▸ Data to process:
--------------------------------

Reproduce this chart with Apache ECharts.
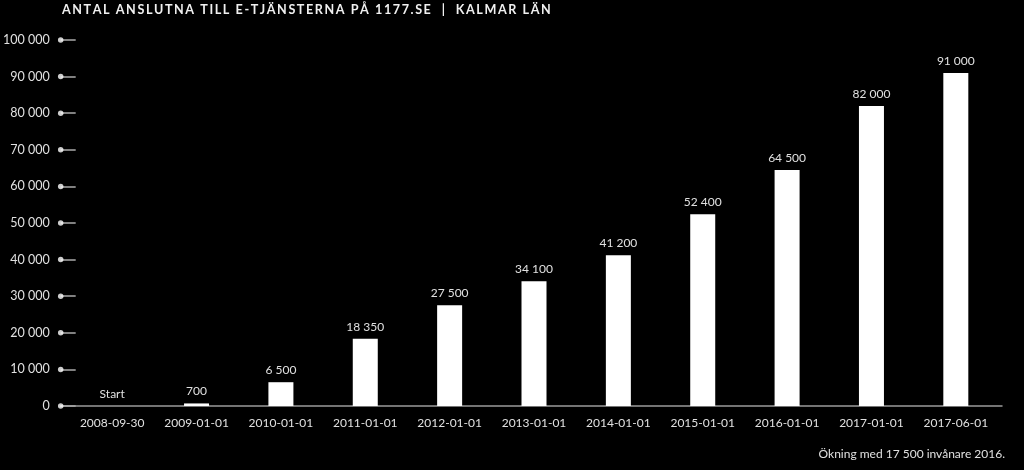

--------------------------------

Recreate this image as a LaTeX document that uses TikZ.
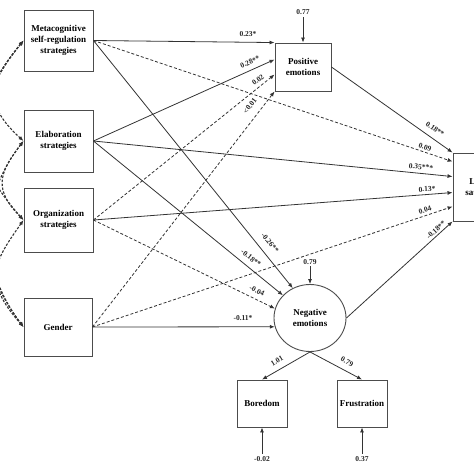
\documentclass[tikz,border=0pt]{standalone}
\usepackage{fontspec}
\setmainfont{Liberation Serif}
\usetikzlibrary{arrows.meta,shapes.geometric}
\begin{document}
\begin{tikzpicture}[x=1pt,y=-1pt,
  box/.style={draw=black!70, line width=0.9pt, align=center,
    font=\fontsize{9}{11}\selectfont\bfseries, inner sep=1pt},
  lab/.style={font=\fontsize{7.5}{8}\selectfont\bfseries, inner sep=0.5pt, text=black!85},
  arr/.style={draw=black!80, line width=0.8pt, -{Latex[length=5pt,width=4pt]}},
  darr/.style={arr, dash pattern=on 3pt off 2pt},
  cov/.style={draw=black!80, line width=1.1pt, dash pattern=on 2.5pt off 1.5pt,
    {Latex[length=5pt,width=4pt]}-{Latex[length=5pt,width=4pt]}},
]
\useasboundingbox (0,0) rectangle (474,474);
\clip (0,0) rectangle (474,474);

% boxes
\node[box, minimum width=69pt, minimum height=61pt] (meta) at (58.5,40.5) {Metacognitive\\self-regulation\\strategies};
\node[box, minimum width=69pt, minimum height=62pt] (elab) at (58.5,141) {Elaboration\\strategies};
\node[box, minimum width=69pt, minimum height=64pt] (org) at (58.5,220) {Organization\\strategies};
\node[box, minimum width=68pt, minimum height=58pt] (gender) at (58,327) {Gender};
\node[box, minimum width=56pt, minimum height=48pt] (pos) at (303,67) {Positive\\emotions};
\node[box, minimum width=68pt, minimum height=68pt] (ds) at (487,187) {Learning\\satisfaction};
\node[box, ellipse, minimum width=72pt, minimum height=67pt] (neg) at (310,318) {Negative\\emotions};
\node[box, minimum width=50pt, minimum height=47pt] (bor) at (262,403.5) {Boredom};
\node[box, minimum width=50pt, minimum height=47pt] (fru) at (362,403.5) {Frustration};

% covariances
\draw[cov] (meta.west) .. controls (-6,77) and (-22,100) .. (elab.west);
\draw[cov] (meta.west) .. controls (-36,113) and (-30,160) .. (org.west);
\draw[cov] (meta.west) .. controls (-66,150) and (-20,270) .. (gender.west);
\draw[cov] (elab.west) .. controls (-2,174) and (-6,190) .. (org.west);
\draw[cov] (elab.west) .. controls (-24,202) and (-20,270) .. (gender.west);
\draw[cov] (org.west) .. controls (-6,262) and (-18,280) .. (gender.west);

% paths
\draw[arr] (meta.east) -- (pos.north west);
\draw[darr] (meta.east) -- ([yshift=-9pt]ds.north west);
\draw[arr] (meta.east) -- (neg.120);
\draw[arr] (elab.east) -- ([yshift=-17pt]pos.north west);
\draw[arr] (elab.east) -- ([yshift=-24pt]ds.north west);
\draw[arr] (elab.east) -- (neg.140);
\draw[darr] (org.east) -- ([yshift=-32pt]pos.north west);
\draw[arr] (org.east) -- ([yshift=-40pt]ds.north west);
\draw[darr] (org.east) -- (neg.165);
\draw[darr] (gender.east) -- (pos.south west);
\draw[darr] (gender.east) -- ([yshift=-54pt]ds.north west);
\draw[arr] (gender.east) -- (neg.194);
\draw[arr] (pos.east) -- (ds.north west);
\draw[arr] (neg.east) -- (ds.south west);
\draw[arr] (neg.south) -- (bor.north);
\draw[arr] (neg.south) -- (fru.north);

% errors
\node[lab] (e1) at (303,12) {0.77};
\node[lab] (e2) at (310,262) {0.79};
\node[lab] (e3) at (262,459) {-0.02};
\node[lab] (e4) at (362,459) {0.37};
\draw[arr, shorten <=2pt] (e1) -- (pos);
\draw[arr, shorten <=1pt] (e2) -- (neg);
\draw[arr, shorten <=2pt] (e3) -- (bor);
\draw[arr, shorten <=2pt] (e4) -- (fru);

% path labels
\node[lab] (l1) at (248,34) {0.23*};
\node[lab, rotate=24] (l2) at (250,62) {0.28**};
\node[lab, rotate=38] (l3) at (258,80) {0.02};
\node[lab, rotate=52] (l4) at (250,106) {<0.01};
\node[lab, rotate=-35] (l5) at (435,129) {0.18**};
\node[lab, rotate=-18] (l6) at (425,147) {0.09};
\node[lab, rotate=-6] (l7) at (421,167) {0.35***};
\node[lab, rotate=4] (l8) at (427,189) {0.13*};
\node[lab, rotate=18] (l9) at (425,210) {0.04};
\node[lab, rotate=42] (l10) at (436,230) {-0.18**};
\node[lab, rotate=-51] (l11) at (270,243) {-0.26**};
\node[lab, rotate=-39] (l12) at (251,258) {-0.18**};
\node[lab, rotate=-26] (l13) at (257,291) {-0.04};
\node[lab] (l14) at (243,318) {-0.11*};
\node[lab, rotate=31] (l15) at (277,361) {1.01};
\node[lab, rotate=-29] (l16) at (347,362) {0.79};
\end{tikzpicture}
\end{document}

--------------------------------

▸ What you will do: Counting only lines of the data above that hold "this", report the total and nothing else.

▸ Final result: 2